* _Exercise requirements_: Reproduce the listing exactly and skip over any pictures.
==================================================
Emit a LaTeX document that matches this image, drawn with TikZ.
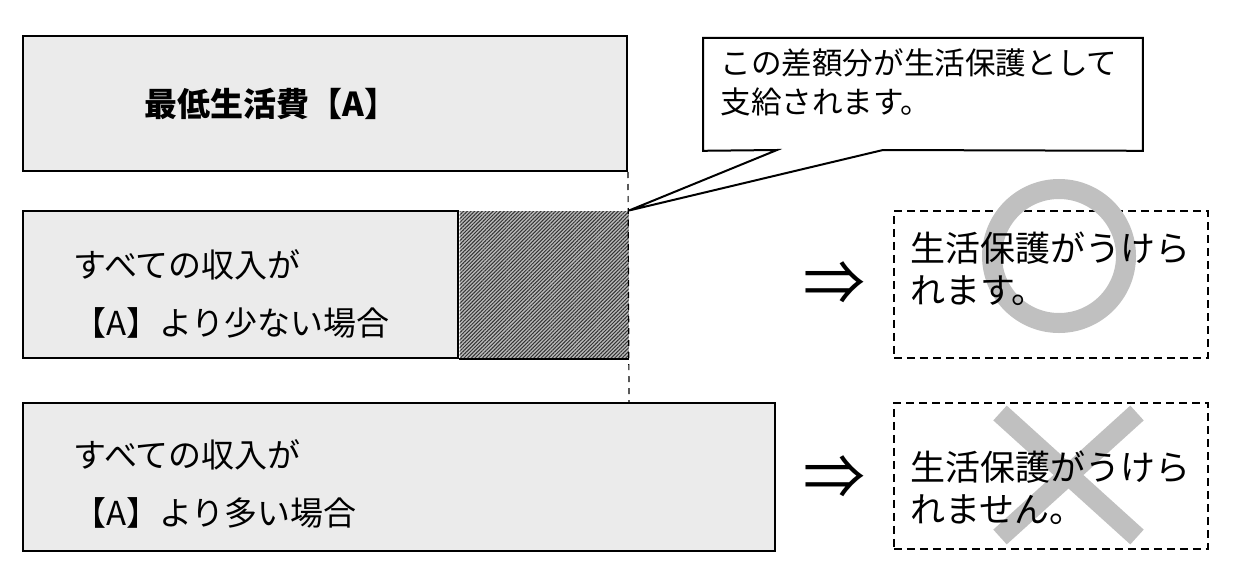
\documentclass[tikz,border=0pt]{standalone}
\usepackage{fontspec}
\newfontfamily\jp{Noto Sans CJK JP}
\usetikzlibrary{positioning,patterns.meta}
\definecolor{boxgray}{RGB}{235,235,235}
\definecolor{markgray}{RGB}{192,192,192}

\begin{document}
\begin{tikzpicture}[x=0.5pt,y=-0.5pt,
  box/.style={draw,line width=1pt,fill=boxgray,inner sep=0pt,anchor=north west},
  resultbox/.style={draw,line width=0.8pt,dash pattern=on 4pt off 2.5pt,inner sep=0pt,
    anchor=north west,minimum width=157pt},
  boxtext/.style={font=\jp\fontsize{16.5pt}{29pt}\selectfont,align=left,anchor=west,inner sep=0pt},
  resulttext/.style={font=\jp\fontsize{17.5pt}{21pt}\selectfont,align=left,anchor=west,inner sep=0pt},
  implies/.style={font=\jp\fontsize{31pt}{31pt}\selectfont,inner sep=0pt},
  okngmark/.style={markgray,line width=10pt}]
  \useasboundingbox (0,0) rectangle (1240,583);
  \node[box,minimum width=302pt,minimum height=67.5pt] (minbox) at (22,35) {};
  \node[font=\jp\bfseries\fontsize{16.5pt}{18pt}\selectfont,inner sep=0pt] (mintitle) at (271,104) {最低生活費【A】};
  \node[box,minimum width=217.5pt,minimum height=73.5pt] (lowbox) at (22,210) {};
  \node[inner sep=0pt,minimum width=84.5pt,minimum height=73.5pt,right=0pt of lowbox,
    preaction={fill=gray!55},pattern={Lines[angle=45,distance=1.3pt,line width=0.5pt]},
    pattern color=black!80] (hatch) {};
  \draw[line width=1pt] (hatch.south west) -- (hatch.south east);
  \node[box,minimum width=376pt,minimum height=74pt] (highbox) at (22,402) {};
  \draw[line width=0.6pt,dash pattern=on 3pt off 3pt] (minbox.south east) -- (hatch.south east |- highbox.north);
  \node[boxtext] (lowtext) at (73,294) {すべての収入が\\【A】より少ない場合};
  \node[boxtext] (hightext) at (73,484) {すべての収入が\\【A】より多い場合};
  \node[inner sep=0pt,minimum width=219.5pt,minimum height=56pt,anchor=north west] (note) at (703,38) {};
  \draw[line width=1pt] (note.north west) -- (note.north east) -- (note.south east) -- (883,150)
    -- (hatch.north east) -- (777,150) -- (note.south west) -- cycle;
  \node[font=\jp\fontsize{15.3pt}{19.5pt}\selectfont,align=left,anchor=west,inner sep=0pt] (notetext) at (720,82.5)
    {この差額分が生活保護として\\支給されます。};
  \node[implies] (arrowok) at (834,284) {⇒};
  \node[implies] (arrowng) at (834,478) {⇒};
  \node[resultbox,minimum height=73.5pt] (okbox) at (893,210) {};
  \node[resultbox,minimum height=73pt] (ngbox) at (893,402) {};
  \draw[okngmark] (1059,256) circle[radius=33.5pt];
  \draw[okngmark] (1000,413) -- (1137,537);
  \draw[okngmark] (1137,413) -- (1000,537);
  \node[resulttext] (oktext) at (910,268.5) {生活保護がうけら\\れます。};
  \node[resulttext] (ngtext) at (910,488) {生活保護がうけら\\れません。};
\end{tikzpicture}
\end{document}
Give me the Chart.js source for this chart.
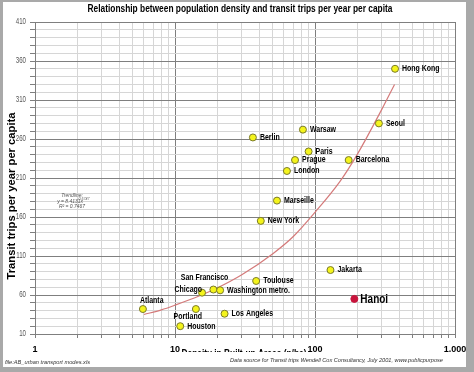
==================================================
* _Answer below_:
Emit a LaTeX document that matches this image, drawn with TikZ.
\documentclass[tikz,border=0pt]{standalone}
\usepackage{fontspec}
\newfontfamily\jp{Noto Sans CJK JP}
\usetikzlibrary{positioning,patterns.meta}
\definecolor{boxgray}{RGB}{235,235,235}
\definecolor{markgray}{RGB}{192,192,192}

\begin{document}
\begin{tikzpicture}[x=0.5pt,y=-0.5pt,
  box/.style={draw,line width=1pt,fill=boxgray,inner sep=0pt,anchor=north west},
  resultbox/.style={draw,line width=0.8pt,dash pattern=on 4pt off 2.5pt,inner sep=0pt,
    anchor=north west,minimum width=157pt},
  boxtext/.style={font=\jp\fontsize{16.5pt}{29pt}\selectfont,align=left,anchor=west,inner sep=0pt},
  resulttext/.style={font=\jp\fontsize{17.5pt}{21pt}\selectfont,align=left,anchor=west,inner sep=0pt},
  implies/.style={font=\jp\fontsize{31pt}{31pt}\selectfont,inner sep=0pt},
  okngmark/.style={markgray,line width=10pt}]
  \useasboundingbox (0,0) rectangle (1240,583);
  \node[box,minimum width=302pt,minimum height=67.5pt] (minbox) at (22,35) {};
  \node[font=\jp\bfseries\fontsize{16.5pt}{18pt}\selectfont,inner sep=0pt] (mintitle) at (271,104) {最低生活費【A】};
  \node[box,minimum width=217.5pt,minimum height=73.5pt] (lowbox) at (22,210) {};
  \node[inner sep=0pt,minimum width=84.5pt,minimum height=73.5pt,right=0pt of lowbox,
    preaction={fill=gray!55},pattern={Lines[angle=45,distance=1.3pt,line width=0.5pt]},
    pattern color=black!80] (hatch) {};
  \draw[line width=1pt] (hatch.south west) -- (hatch.south east);
  \node[box,minimum width=376pt,minimum height=74pt] (highbox) at (22,402) {};
  \draw[line width=0.6pt,dash pattern=on 3pt off 3pt] (minbox.south east) -- (hatch.south east |- highbox.north);
  \node[boxtext] (lowtext) at (73,294) {すべての収入が\\【A】より少ない場合};
  \node[boxtext] (hightext) at (73,484) {すべての収入が\\【A】より多い場合};
  \node[inner sep=0pt,minimum width=219.5pt,minimum height=56pt,anchor=north west] (note) at (703,38) {};
  \draw[line width=1pt] (note.north west) -- (note.north east) -- (note.south east) -- (883,150)
    -- (hatch.north east) -- (777,150) -- (note.south west) -- cycle;
  \node[font=\jp\fontsize{15.3pt}{19.5pt}\selectfont,align=left,anchor=west,inner sep=0pt] (notetext) at (720,82.5)
    {この差額分が生活保護として\\支給されます。};
  \node[implies] (arrowok) at (834,284) {⇒};
  \node[implies] (arrowng) at (834,478) {⇒};
  \node[resultbox,minimum height=73.5pt] (okbox) at (893,210) {};
  \node[resultbox,minimum height=73pt] (ngbox) at (893,402) {};
  \draw[okngmark] (1059,256) circle[radius=33.5pt];
  \draw[okngmark] (1000,413) -- (1137,537);
  \draw[okngmark] (1137,413) -- (1000,537);
  \node[resulttext] (oktext) at (910,268.5) {生活保護がうけら\\れます。};
  \node[resulttext] (ngtext) at (910,488) {生活保護がうけら\\れません。};
\end{tikzpicture}
\end{document}
Give me the Chart.js source for this chart.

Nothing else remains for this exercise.